— start —

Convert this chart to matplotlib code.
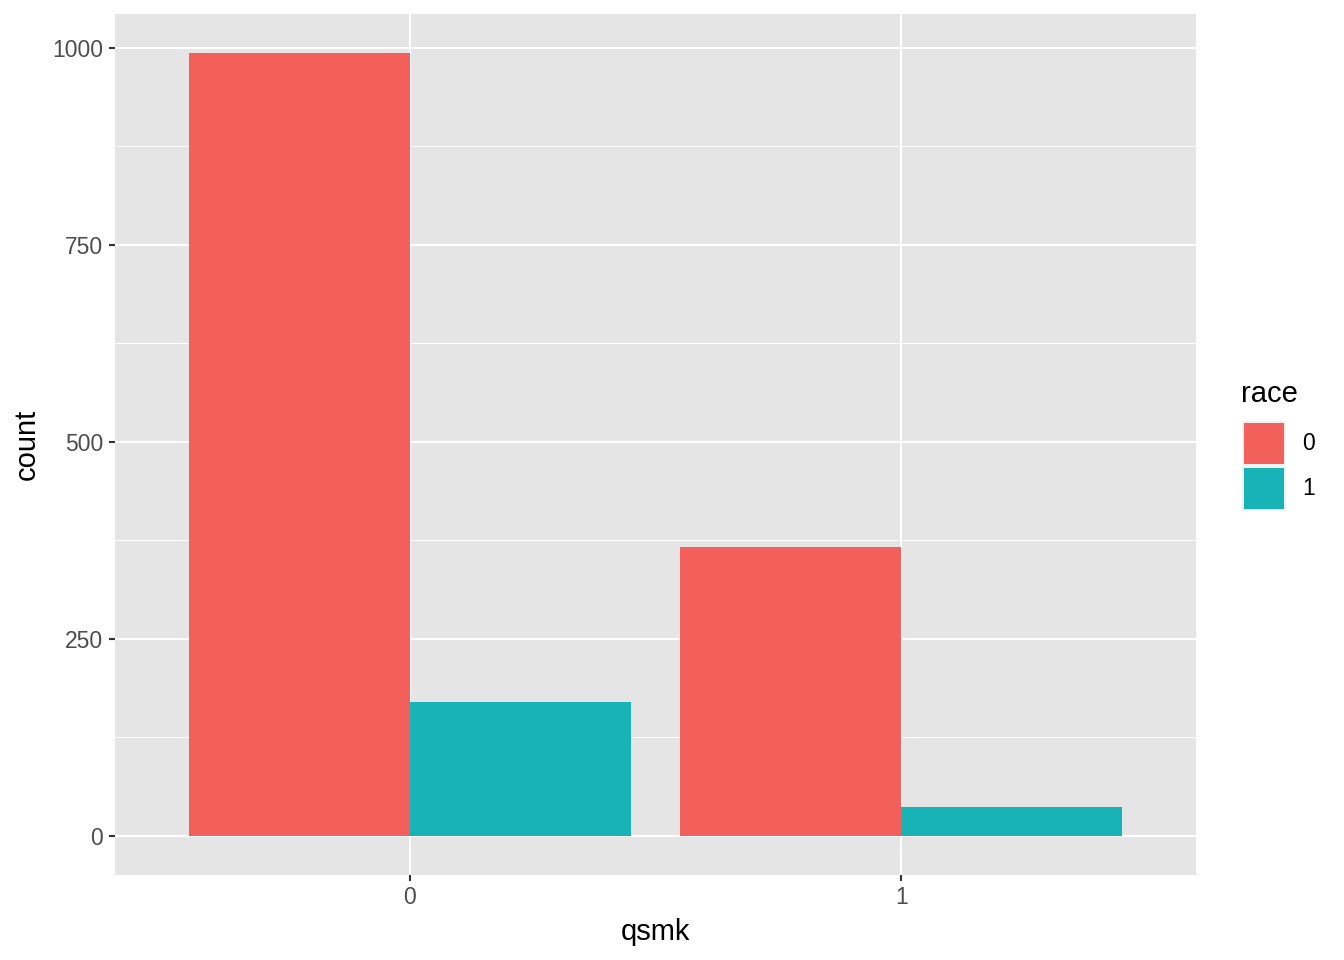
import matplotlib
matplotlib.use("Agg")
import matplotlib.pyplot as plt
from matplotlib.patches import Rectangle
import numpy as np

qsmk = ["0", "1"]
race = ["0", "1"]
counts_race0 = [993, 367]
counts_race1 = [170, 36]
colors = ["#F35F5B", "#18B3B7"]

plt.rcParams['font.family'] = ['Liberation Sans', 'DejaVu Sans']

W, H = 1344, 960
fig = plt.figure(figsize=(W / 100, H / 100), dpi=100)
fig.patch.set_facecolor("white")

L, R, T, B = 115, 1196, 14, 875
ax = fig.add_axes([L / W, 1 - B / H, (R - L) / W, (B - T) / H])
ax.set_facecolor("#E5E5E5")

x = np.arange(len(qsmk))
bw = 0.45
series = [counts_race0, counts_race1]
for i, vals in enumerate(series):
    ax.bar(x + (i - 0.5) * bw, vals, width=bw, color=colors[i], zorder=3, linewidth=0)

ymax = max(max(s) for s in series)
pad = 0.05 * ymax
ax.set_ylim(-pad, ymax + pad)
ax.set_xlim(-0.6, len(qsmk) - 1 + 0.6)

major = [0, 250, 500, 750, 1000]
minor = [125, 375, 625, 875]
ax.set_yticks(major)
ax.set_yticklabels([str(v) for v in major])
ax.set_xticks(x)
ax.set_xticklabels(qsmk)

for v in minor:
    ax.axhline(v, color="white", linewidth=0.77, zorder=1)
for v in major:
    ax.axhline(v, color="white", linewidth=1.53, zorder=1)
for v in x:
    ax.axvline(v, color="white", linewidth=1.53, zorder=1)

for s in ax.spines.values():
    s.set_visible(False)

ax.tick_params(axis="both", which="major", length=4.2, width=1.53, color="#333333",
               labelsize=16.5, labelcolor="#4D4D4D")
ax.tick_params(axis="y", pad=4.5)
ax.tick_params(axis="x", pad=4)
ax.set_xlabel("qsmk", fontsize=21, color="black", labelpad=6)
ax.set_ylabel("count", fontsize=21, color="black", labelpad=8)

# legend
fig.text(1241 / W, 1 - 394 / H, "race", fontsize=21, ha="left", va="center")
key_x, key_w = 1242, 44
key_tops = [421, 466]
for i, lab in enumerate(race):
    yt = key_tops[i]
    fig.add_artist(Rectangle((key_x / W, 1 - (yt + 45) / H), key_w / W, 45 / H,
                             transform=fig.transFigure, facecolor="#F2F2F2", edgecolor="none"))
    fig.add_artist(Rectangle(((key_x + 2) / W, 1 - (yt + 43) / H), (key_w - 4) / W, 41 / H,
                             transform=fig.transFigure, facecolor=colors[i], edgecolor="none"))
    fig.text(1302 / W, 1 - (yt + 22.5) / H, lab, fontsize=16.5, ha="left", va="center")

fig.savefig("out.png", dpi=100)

— end —

**The task:**
Print each line of the material above exactly, with the pictures removed from your copy.

**Response to this exercise:**
Convert this chart to matplotlib code.
import matplotlib
matplotlib.use("Agg")
import matplotlib.pyplot as plt
from matplotlib.patches import Rectangle
import numpy as np

qsmk = ["0", "1"]
race = ["0", "1"]
counts_race0 = [993, 367]
counts_race1 = [170, 36]
colors = ["#F35F5B", "#18B3B7"]

plt.rcParams['font.family'] = ['Liberation Sans', 'DejaVu Sans']

W, H = 1344, 960
fig = plt.figure(figsize=(W / 100, H / 100), dpi=100)
fig.patch.set_facecolor("white")

L, R, T, B = 115, 1196, 14, 875
ax = fig.add_axes([L / W, 1 - B / H, (R - L) / W, (B - T) / H])
ax.set_facecolor("#E5E5E5")

x = np.arange(len(qsmk))
bw = 0.45
series = [counts_race0, counts_race1]
for i, vals in enumerate(series):
    ax.bar(x + (i - 0.5) * bw, vals, width=bw, color=colors[i], zorder=3, linewidth=0)

ymax = max(max(s) for s in series)
pad = 0.05 * ymax
ax.set_ylim(-pad, ymax + pad)
ax.set_xlim(-0.6, len(qsmk) - 1 + 0.6)

major = [0, 250, 500, 750, 1000]
minor = [125, 375, 625, 875]
ax.set_yticks(major)
ax.set_yticklabels([str(v) for v in major])
ax.set_xticks(x)
ax.set_xticklabels(qsmk)

for v in minor:
    ax.axhline(v, color="white", linewidth=0.77, zorder=1)
for v in major:
    ax.axhline(v, color="white", linewidth=1.53, zorder=1)
for v in x:
    ax.axvline(v, color="white", linewidth=1.53, zorder=1)

for s in ax.spines.values():
    s.set_visible(False)

ax.tick_params(axis="both", which="major", length=4.2, width=1.53, color="#333333",
               labelsize=16.5, labelcolor="#4D4D4D")
ax.tick_params(axis="y", pad=4.5)
ax.tick_params(axis="x", pad=4)
ax.set_xlabel("qsmk", fontsize=21, color="black", labelpad=6)
ax.set_ylabel("count", fontsize=21, color="black", labelpad=8)

# legend
fig.text(1241 / W, 1 - 394 / H, "race", fontsize=21, ha="left", va="center")
key_x, key_w = 1242, 44
key_tops = [421, 466]
for i, lab in enumerate(race):
    yt = key_tops[i]
    fig.add_artist(Rectangle((key_x / W, 1 - (yt + 45) / H), key_w / W, 45 / H,
                             transform=fig.transFigure, facecolor="#F2F2F2", edgecolor="none"))
    fig.add_artist(Rectangle(((key_x + 2) / W, 1 - (yt + 43) / H), (key_w - 4) / W, 41 / H,
                             transform=fig.transFigure, facecolor=colors[i], edgecolor="none"))
    fig.text(1302 / W, 1 - (yt + 22.5) / H, lab, fontsize=16.5, ha="left", va="center")

fig.savefig("out.png", dpi=100)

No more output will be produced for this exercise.